An adult criminal record creates barriers to employment that compound over a lifetime. Background checks are standard for most professional positions, and many licensing boards for fields like nursing, law, teaching, and real estate use “good moral character” standards that can disqualify applicants with felony convictions. Some states have enacted reform laws requiring licensing boards to consider only convictions directly related to the profession, but these reforms are uneven and many boards retain broad discretion to deny applications based on criminal history.
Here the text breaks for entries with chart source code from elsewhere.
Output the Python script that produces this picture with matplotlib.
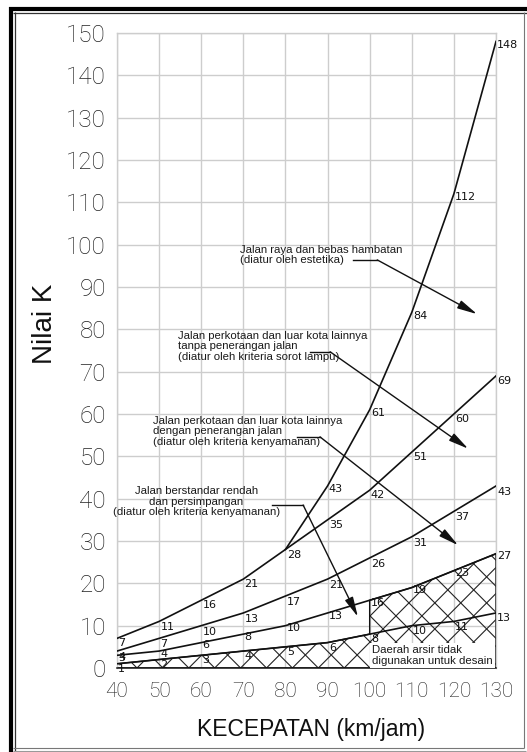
import numpy as np
import matplotlib
matplotlib.use("Agg")
import matplotlib.pyplot as plt
from matplotlib.patches import Polygon
from matplotlib.lines import Line2D

# ---------------- data ----------------
speed = [40, 50, 60, 70, 80, 90, 100, 110, 120, 130]
speed_hw = [80, 90, 100, 110, 120, 130]
k_highway = [28, 43, 61, 84, 112, 148]          # Jalan raya dan bebas hambatan
k_headlight = [7, 11, 16, 21, 28, 35, 42, 51, 60, 69]  # sorot lampu
k_comfort = [4, 7, 10, 13, 17, 21, 26, 31, 37, 43]     # kenyamanan (dengan penerangan)
k_low = [3, 4, 6, 8, 10, 13, 16, 19, 23, 27]            # berstandar rendah
k_min = [1, 2, 3, 4, 5, 6, 8, 10, 11, 13]               # batas bawah

x_ticks = [40, 50, 60, 70, 80, 90, 100, 110, 120, 130]
y_ticks = list(range(0, 151, 10))

ann_highway = "Jalan raya dan bebas hambatan\n(diatur oleh estetika)"
ann_headlight = "Jalan perkotaan dan luar kota lainnya\ntanpa penerangan jalan\n(diatur oleh kriteria sorot lampu)"
ann_comfort = "Jalan perkotaan dan luar kota lainnya\ndengan penerangan jalan\n(diatur oleh kriteria kenyamanan)"
ann_low = "Jalan berstandar rendah\ndan persimpangan\n(diatur oleh kriteria kenyamanan)"
ann_hatch = "Daerah arsir tidak\ndigunakan untuk desain"

# ---------------- figure ----------------
W, H = 527, 752
fig = plt.figure(figsize=(W / 100, H / 100), dpi=100)
fig.patch.set_facecolor("white")
L, R, T, B = 117, 496, 33, 668
ax = fig.add_axes([L / W, 1 - B / H, (R - L) / W, (B - T) / H])
ax.set_xlim(40, 130)
ax.set_ylim(0, 150)

gridc = "#cdcdcd"
ax.set_xticks(x_ticks)
ax.set_yticks(y_ticks)
ax.grid(True, color=gridc, lw=1.0, zorder=0)
ax.set_axisbelow(True)
for s in ["left", "top", "right"]:
    ax.spines[s].set_color(gridc)
    ax.spines[s].set_linewidth(1.0)
ax.spines["bottom"].set_color("#111111")
ax.spines["bottom"].set_linewidth(1.1)
ax.tick_params(length=0)

ytickfont = dict(family=["Roboto", "DejaVu Sans"], weight="light", size=17.5)
xtickfont = dict(family=["Roboto", "DejaVu Sans"], weight="light", size=15)
ax.set_xticklabels([str(v) for v in x_ticks], fontdict=xtickfont, color="#222222")
ax.set_yticklabels([str(v) for v in y_ticks], fontdict=ytickfont, color="#222222")
ax.tick_params(axis="x", pad=10)
ax.tick_params(axis="y", pad=8)

ax.set_xlabel("KECEPATAN (km/jam)", family="Liberation Sans", fontsize=16.5, color="#111111")
ax.xaxis.set_label_coords(0.512, -0.079)
ax.set_ylabel("Nilai K", family="Liberation Sans", fontsize=20, color="#111111", va="center")
ax.yaxis.set_label_coords(-0.19, 0.542)

# ---------------- hatched region ----------------
xs = np.array(speed, dtype=float)
e = np.array(k_min, dtype=float)
d = np.array(k_low, dtype=float)
left_part = xs <= 100
right_part = xs >= 100
verts = [(40, 0)] + list(zip(xs[left_part], e[left_part])) + \
        list(zip(xs[right_part], d[right_part])) + [(130, 0)]
poly = Polygon(verts, closed=True, facecolor="none", edgecolor="#111111", lw=1.0, zorder=2)
ax.add_patch(poly)
clip_poly = Polygon(verts, closed=True, facecolor="none", edgecolor="none", transform=ax.transData)
ax.add_patch(clip_poly)
step = 6.15
for c in np.arange(44.75 - 10 * step, 175, step):
    for sgn in (1, -1):
        hx = np.array([c - 45, c + 45])
        hy = sgn * (hx - c)
        ln, = ax.plot(hx, hy, color="#222222", lw=0.8, zorder=1.5)
        ln.set_clip_path(clip_poly)

# ---------------- curves ----------------
lc = "#111111"
ax.plot(speed_hw, k_highway, color=lc, lw=1.2, zorder=3)
for arr in (k_headlight, k_comfort, k_low, k_min):
    ax.plot(speed, arr, color=lc, lw=1.2, zorder=3)

numfont = dict(family="DejaVu Sans", size=8, color="#111111")
def label_points(xv, yv, dy=-1.3, skip=()):
    for xi, yi in zip(xv, yv):
        if xi in skip:
            continue
        ax.text(xi + 0.3, yi + dy, str(yi), ha="left", va="center", zorder=4, **numfont)

label_points(speed_hw, k_highway, dy=-0.8, skip=(80,))
label_points(speed, k_headlight, dy=-1.2)
label_points(speed, k_comfort, dy=-1.4)
label_points(speed, k_low, dy=-0.6)
label_points(speed, k_min, dy=-1.2)

# ---------------- annotations ----------------
annfont = dict(family="Liberation Sans", fontsize=8.2, color="#1a1a1a", linespacing=1.08, zorder=5)
ax.text(69.2, 100.0, ann_highway, ha="left", va="top", **annfont)
ax.text(54.5, 79.7, ann_headlight, ha="left", va="top", **annfont)
ax.text(48.5, 59.6, ann_comfort, ha="left", va="top", **annfont)
ax.text(58.8, 43.0, ann_low, ha="center", va="top", multialignment="center", **annfont)

leaders = [
    ((96.0, 96.4), (101.8, 96.4), (125.5, 83.6)),
    ((85.8, 74.7), (90.6, 74.7), (123.4, 51.8)),
    ((82.8, 54.6), (88.2, 54.6), (121.0, 29.0)),
    ((76.8, 38.5), (84.2, 38.5), (97.2, 12.1)),
]
for p0, p1, p2 in leaders:
    ax.plot([p0[0], p1[0]], [p0[1], p1[1]], color=lc, lw=1.0, zorder=4)
    ax.annotate("", xy=p2, xytext=p1,
                arrowprops=dict(arrowstyle="-|>,head_length=1.0,head_width=0.22",
                                color=lc, lw=1.0, shrinkA=0, shrinkB=0, mutation_scale=12),
                zorder=4)

ax.text(100.6, 0.5, ann_hatch, ha="left", va="bottom",
        family="Liberation Sans", fontsize=8.2, color="#1a1a1a", linespacing=1.1, zorder=4,
        bbox=dict(facecolor="white", edgecolor="none", pad=1.2))
ax.plot([130, 130], [0, 27], color=lc, lw=1.0, zorder=5)

# ---------------- outer frame ----------------
def fline(x0, y0, x1, y1, lw, color):
    fig.add_artist(Line2D([x0 / W, x1 / W], [1 - y0 / H, 1 - y1 / H],
                          transform=fig.transFigure, lw=lw, color=color, solid_capstyle="butt"))

fline(11, 7, 11, 752, 3.0, "black")
fline(9, 9, 527, 9, 3.0, "black")
fline(15, 12, 15, 752, 0.9, "#333333")
fline(13, 12.5, 527, 12.5, 0.9, "#333333")
fline(13, 747.5, 524, 747.5, 0.8, "#777777")
fline(13, 750.5, 526, 750.5, 0.8, "#999999")
fline(523.5, 12, 523.5, 748, 0.8, "#777777")

fig.savefig("out.png", dpi=100, facecolor="white")
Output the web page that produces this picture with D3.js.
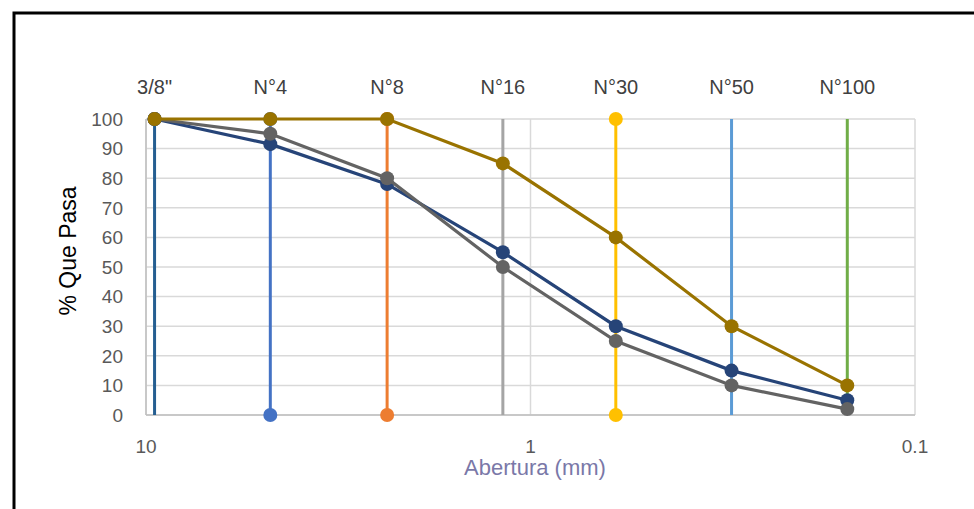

Before filing in adult court, the prosecutor assembles a file demonstrating that the statutory requirements for direct file are satisfied. This starts with arrest reports from law enforcement and verification of the juvenile’s prior record through databases like the National Crime Information Center. Prior adjudications, commitments to residential programs, probation violations, and any previous transfers to adult court all get documented. Victim and witness statements are reviewed for aggravating factors like weapon use or the severity of injury inflicted.
The prosecutor also gathers school disciplinary records, psychological evaluations, and discharge summaries from any treatment facilities the juvenile has been through. These documents serve two purposes: they establish that the statutory thresholds are met, and they preemptively address the defense arguments that will surface in any reverse waiver motion. If the file shows that the juvenile system had multiple opportunities to intervene and those interventions failed, the prosecutor’s decision to file in adult court stands on stronger ground. Sloppy documentation at this stage invites a successful motion to transfer the case back.
Once the prosecutor files charges in adult court, the case takes on all the features of an adult criminal proceeding. The clerk assigns a case number, the juvenile receives an initial appearance where formal charges are read, and the proceedings become part of the public record. Unlike juvenile court, where hearings are generally closed and records confidential, everything from this point forward is accessible to the public.
The juvenile is entitled to bail or pretrial release under the same standards as adult defendants, though practical realities complicate this. Federal housing restrictions under the JJDPA and PREA limit where a detained juvenile can be held, which can create logistical challenges for facilities that lack separate juvenile housing units. Defense counsel enters the case under full criminal procedure rules, gaining access to discovery and the ability to file pretrial motions including the reverse waiver petition discussed above.
For the juvenile and their family, this transition is often disorienting. The juvenile court system, whatever its shortcomings, is designed around a young person’s needs. Adult court operates on a different premise entirely. Sentences can span decades. The focus shifts from rehabilitation to punishment. And the consequences of conviction, from the criminal record to the loss of civil rights, follow the young person for the rest of their life. Anyone facing this situation needs experienced criminal defense counsel immediately, not a public defender’s office that handles the case as one more file in the stack.